Few people will need to be convinced of the need for peace education - for a better understanding of conflict, for respect among peoples that makes violent conflict less likely, and for the skills to transform potentially dangerous situations into peaceful ones. The world needs that: a genuine right to life for everyone, and a genuine respect for everyone - including, even, those among us who have made mistakes. Education for tolerance, for intercultural understanding, and fundamentally, education in the inherent and universal nature of basic human rights must be an important route towards that aim.

The period 2001-2010 has been declared the International Decade for a Culture of Peace and Non-Violence for the Children of the World (UN Doc A/RES/53/25). The International Peace Research Association, which was set up with support from UNESCO, has a Peace Education Commission that brings together educators working to promote a culture of peace.

Law-related Education

This is perhaps the most "formal" of the different education fields we have discussed so far, but law-related education is not just learning about the laws that exist, it is also about developing respect for the rule of law and for the fundamental principles of justice that are laid out in the international human rights treaties.

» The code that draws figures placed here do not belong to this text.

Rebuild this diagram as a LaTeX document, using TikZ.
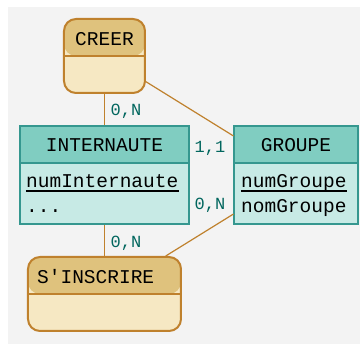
\documentclass[tikz,border=0pt]{standalone}
\usepackage{fontspec}
\setmonofont{Liberation Mono}
\definecolor{bgcolor}{HTML}{F3F3F3}
\definecolor{enthead}{HTML}{80CDC1}
\definecolor{entbody}{HTML}{C7EAE5}
\definecolor{entline}{HTML}{35978F}
\definecolor{assohead}{HTML}{DFC27D}
\definecolor{assobody}{HTML}{F6E8C3}
\definecolor{assoline}{HTML}{BF812D}
\definecolor{cardtext}{HTML}{01665E}
\begin{document}
\begin{tikzpicture}[x = 1pt, y = -1pt,
    box/.style = {line width = 2pt, inner sep = 0pt,
      path picture = {
        \fill [#1] (path picture bounding box.north west) rectangle ([yshift = -37pt]path picture bounding box.north east);
        \draw [line width = 1.6pt] ([yshift = -37pt]path picture bounding box.north west) -- ([yshift = -37pt]path picture bounding box.north east);
      }},
    entity/.style = {box = enthead, draw = entline, fill = entbody},
    assoc/.style = {box = assohead, draw = assoline, fill = assobody, rounded corners = 12pt},
    title/.style = {font = \fontsize{19.5}{20}\selectfont\ttfamily, anchor = base, inner sep = 0pt},
    attr/.style = {title, anchor = base west},
    card/.style = {font = \fontsize{17}{18}\selectfont\ttfamily, text = cardtext, anchor = base west, inner sep = 0pt},
    leg/.style = {draw = assoline, line width = 1.2pt},
    ul/.style = {line width = 1.3pt}]
            \useasboundingbox (0, 0) rectangle (360, 344);
            \fill [bgcolor] (8, 7) rectangle (360, 344);
            \node [assoc, minimum width = 81pt, minimum height = 74pt] (creer) at (104.5, 56) {};
            \node [entity, minimum width = 169pt, minimum height = 98pt] (internaute) at (104.5, 175) {};
            \node [entity, minimum width = 124pt, minimum height = 98pt] (groupe) at (296.5, 175) {};
            \node [assoc, minimum width = 153pt, minimum height = 74pt] (sinscrire) at (104.5, 294) {};
            \draw [leg] (creer) -- (internaute);
            \draw [leg] (creer) -- (groupe);
            \draw [leg] (internaute) -- (sinscrire);
            \draw [leg] (groupe) -- (sinscrire);
            \node [title] (creer title) at (104.5, 46) {CREER};
            \node [title] (internaute title) at (104.5, 152) {INTERNAUTE};
            \node [title] (groupe title) at (296, 152) {GROUPE};
            \node [attr] (sinscrire title) at (37, 284) {S'INSCRIRE};
            \node [attr] (num internaute) at (26, 188) {numInternaute};
            \node [attr] (internaute more) at (26, 213) {...};
            \node [attr] (num groupe) at (241, 188) {numGroupe};
            \node [attr] (nom groupe) at (241, 213) {nomGroupe};
            \draw [ul] ([yshift = -3pt]num internaute.base west) -- ([yshift = -3pt]num internaute.base east);
            \draw [ul] ([yshift = -3pt]num groupe.base west) -- ([yshift = -3pt]num groupe.base east);
            \node [card] (creer card) at (110.5, 116) {0,N};
            \node [card] (creer groupe card) at (194.5, 153) {1,1};
            \node [card] (sinscrire groupe card) at (194.5, 210) {0,N};
            \node [card] (sinscrire card) at (110.5, 248) {0,N};
        \end{tikzpicture}
\end{document}
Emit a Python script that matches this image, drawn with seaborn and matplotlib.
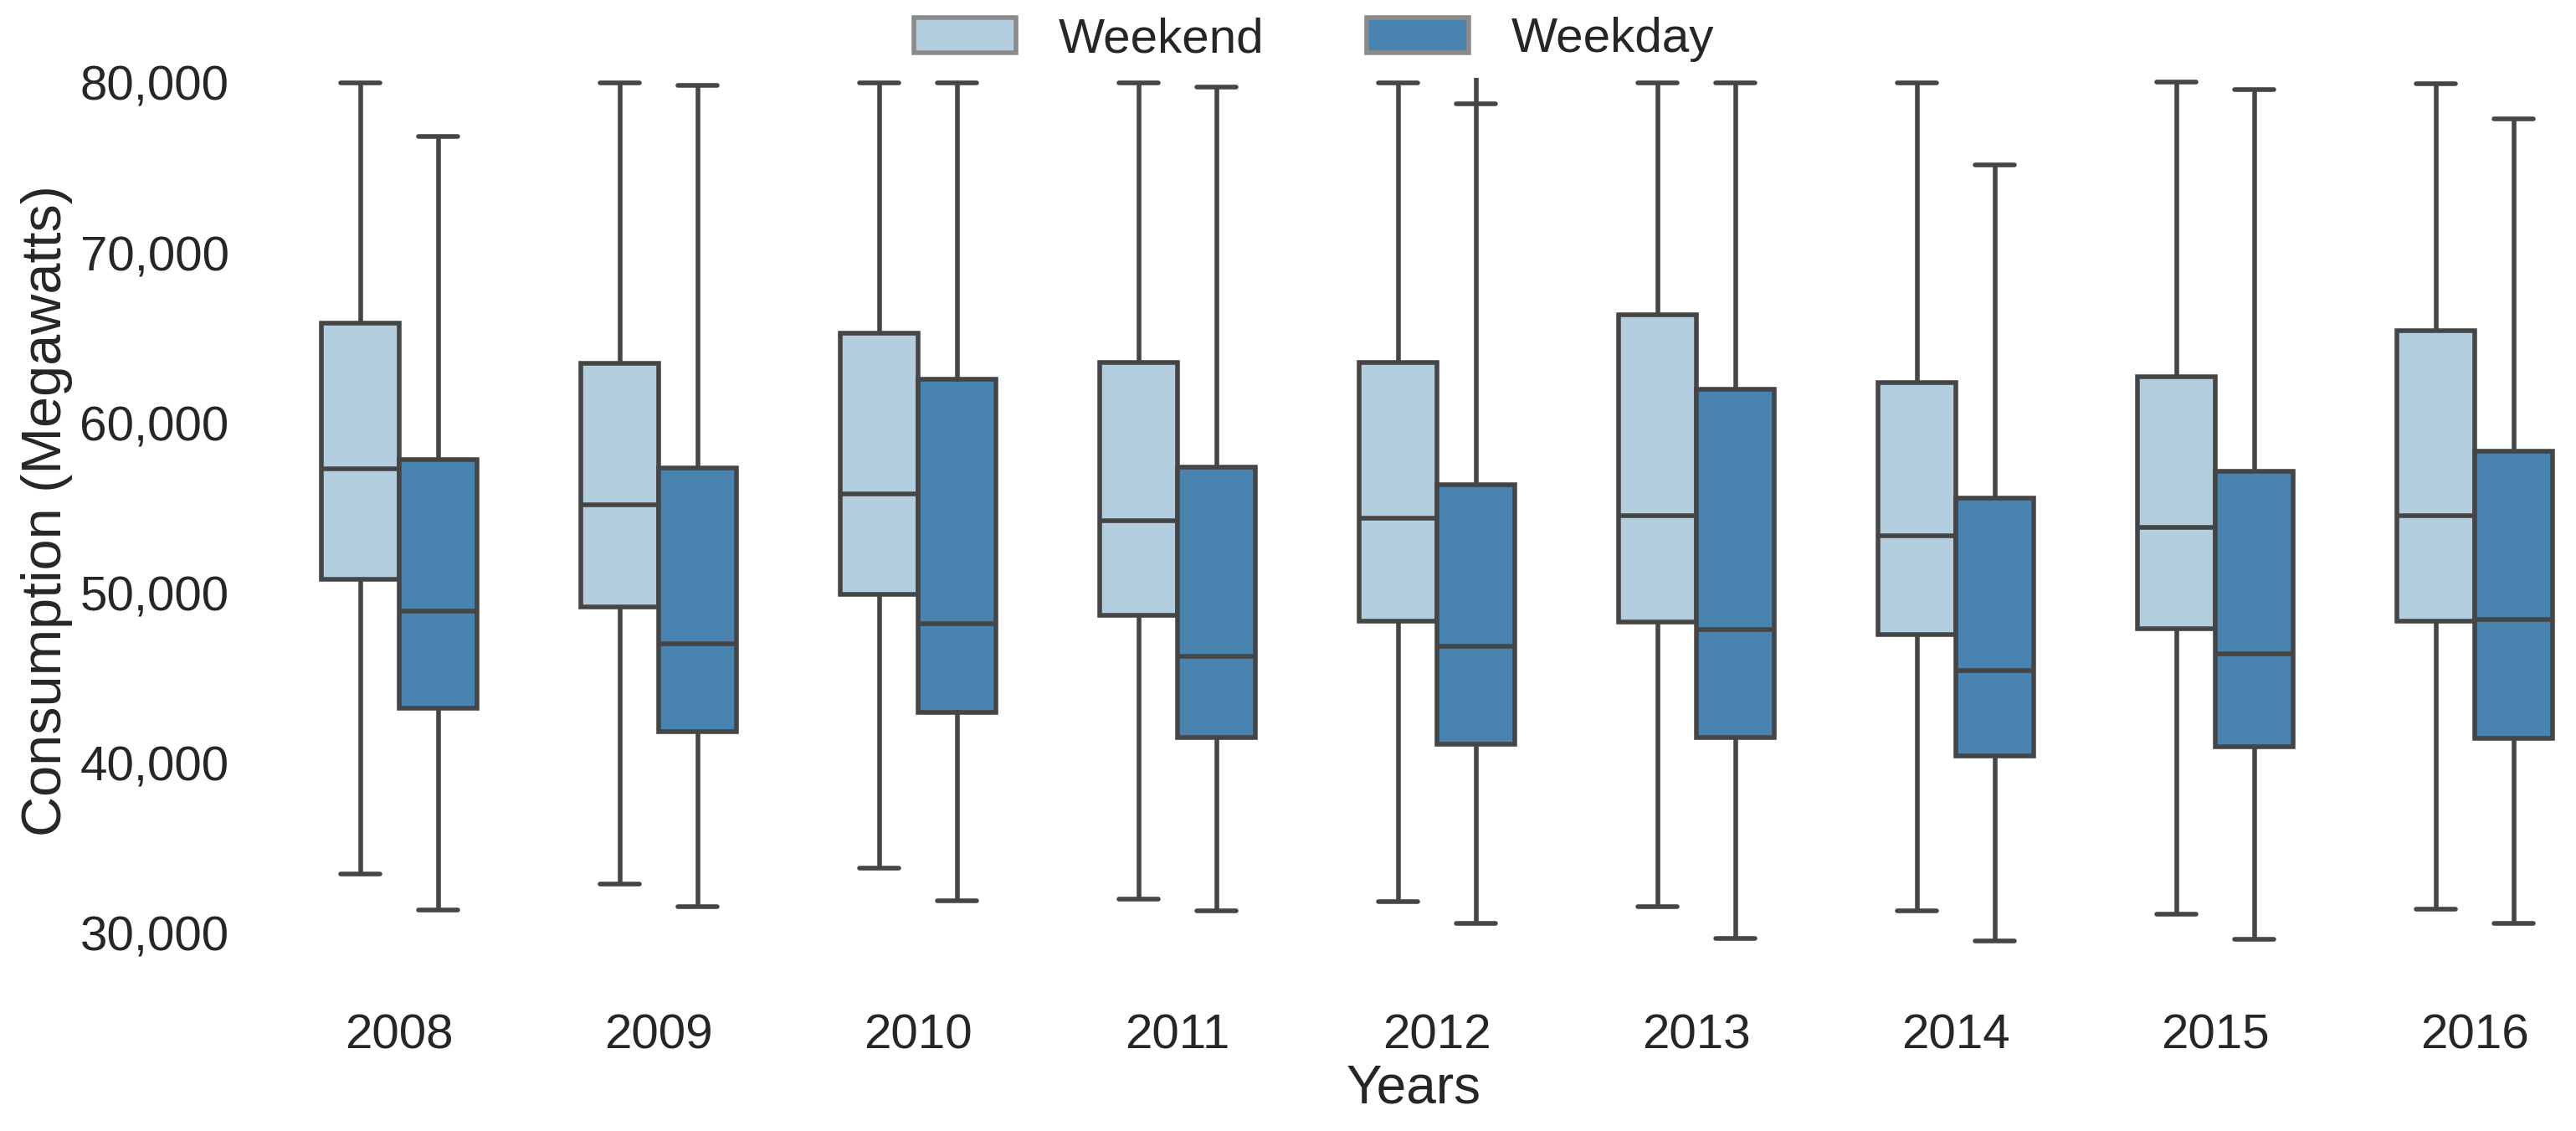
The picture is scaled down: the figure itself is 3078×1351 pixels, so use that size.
"""Box plots of electricity consumption per year, weekend vs weekday."""
import matplotlib
matplotlib.use('Agg')
import matplotlib.pyplot as plt
import matplotlib.ticker as mticker
import pandas as pd
import seaborn as sns

YEARS = ['2008', '2009', '2010', '2011', '2012', '2013', '2014', '2015', '2016']
DAYS = ['Weekend', 'Weekday']

# five-number summaries (Megawatts)
WEEKEND_LO = [33470, 32900, 33825, 32020, 31870, 31580, 31320, 31140, 31430]
WEEKEND_Q1 = [50835, 49165, 49920, 48680, 48350, 48285, 47580, 47910, 48350]
WEEKEND_MED = [57300, 55180, 55840, 54240, 54415, 54570, 53385, 53870, 54570]
WEEKEND_Q3 = [65890, 63505, 65300, 63550, 63550, 66350, 62365, 62740, 65410]
WEEKEND_HI = [80000, 80000, 80000, 80000, 80000, 80000, 80000, 80040, 79935]

WEEKDAY_LO = [31385, 31580, 31910, 31320, 30590, 29700, 29560, 29670, 30590]
WEEKDAY_Q1 = [43250, 41870, 42970, 41495, 41140, 41495, 40440, 40990, 41470]
WEEKDAY_MED = [48945, 47030, 48200, 46265, 46860, 47870, 45450, 46440, 48460]
WEEKDAY_Q3 = [57875, 57370, 62585, 57415, 56385, 62000, 55575, 57150, 58360]
WEEKDAY_HI = [76870, 79850, 80000, 79760, 78770, 80000, 75160, 79600, 77900]

# outliers beyond 1.5 IQR
FLIER_YEARS = ['2012']
FLIER_DAYS = ['Weekday']
FLIER_VALUES = [79560]

LINE = '#454545'

sns.set_theme(style='white')
plt.rcParams['font.family'] = ['Liberation Sans', 'DejaVu Sans']


def build_frame() -> pd.DataFrame:
    """Long table whose quartiles / whiskers reproduce the summaries above."""
    rows = []
    groups = [
        ('Weekend', WEEKEND_LO, WEEKEND_Q1, WEEKEND_MED, WEEKEND_Q3, WEEKEND_HI),
        ('Weekday', WEEKDAY_LO, WEEKDAY_Q1, WEEKDAY_MED, WEEKDAY_Q3, WEEKDAY_HI),
    ]
    for day, lo, q1, med, q3, hi in groups:
        for i, year in enumerate(YEARS):
            vals = [lo[i], q1[i], q1[i], med[i], med[i], q3[i], q3[i], hi[i]]
            vals += [v for y, d, v in zip(FLIER_YEARS, FLIER_DAYS, FLIER_VALUES)
                     if y == year and d == day]
            rows += [(year, day, v) for v in vals]
    return pd.DataFrame(rows, columns=['year', 'day', 'consumption'])


df = build_frame()

fig = plt.figure(figsize=(15.39, 6.755), dpi=200)
ax = fig.add_axes([0.0975, 0.1266, 0.9025, 0.8438])

sns.boxplot(data=df, x='year', y='consumption', hue='day',
            order=YEARS, hue_order=DAYS, palette='Blues',
            width=0.6, gap=0, linewidth=2, linecolor=LINE,
            flierprops=dict(marker='|', markersize=11, markeredgewidth=2,
                            markeredgecolor=LINE),
            ax=ax)

ax.set_xlim(-0.571, 8.39)
ax.set_ylim(26800, 82900)
ax.yaxis.set_major_locator(mticker.MultipleLocator(10000))
ax.yaxis.set_major_formatter(mticker.StrMethodFormatter('{x:,.0f}'))
ax.tick_params(axis='both', labelsize=21, colors='.15')
ax.tick_params(axis='x', pad=5)
ax.set_xlabel('Years', fontsize=23, labelpad=2)
ax.set_ylabel('Consumption (Megawatts)', fontsize=24, labelpad=3)
sns.despine(ax=ax, left=True, bottom=True)

sns.move_legend(ax, 'center', bbox_to_anchor=(0.51, 0.965),
                bbox_transform=fig.transFigure, ncol=2, title=None,
                frameon=False, fontsize=21, handlelength=2.1,
                handleheight=0.74, handletextpad=0.86, columnspacing=2.1)
for handle in ax.get_legend().legend_handles:
    handle.set_edgecolor('#8a8a8a')

fig.savefig('out.png', dpi=200)
plt.close(fig)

The connection between law-related education and human rights can be made at two separate levels: firstly, in the specific 'legal' rights that protect the individual against unfair trials, but secondly at the level of international law. The UN institutions, the European Court of Human Rights and other regional structures are legal institutions that exist to protect our human rights, but we need to know about them and we need to use them, if they are to be effective in this aim. They will not hunt us out.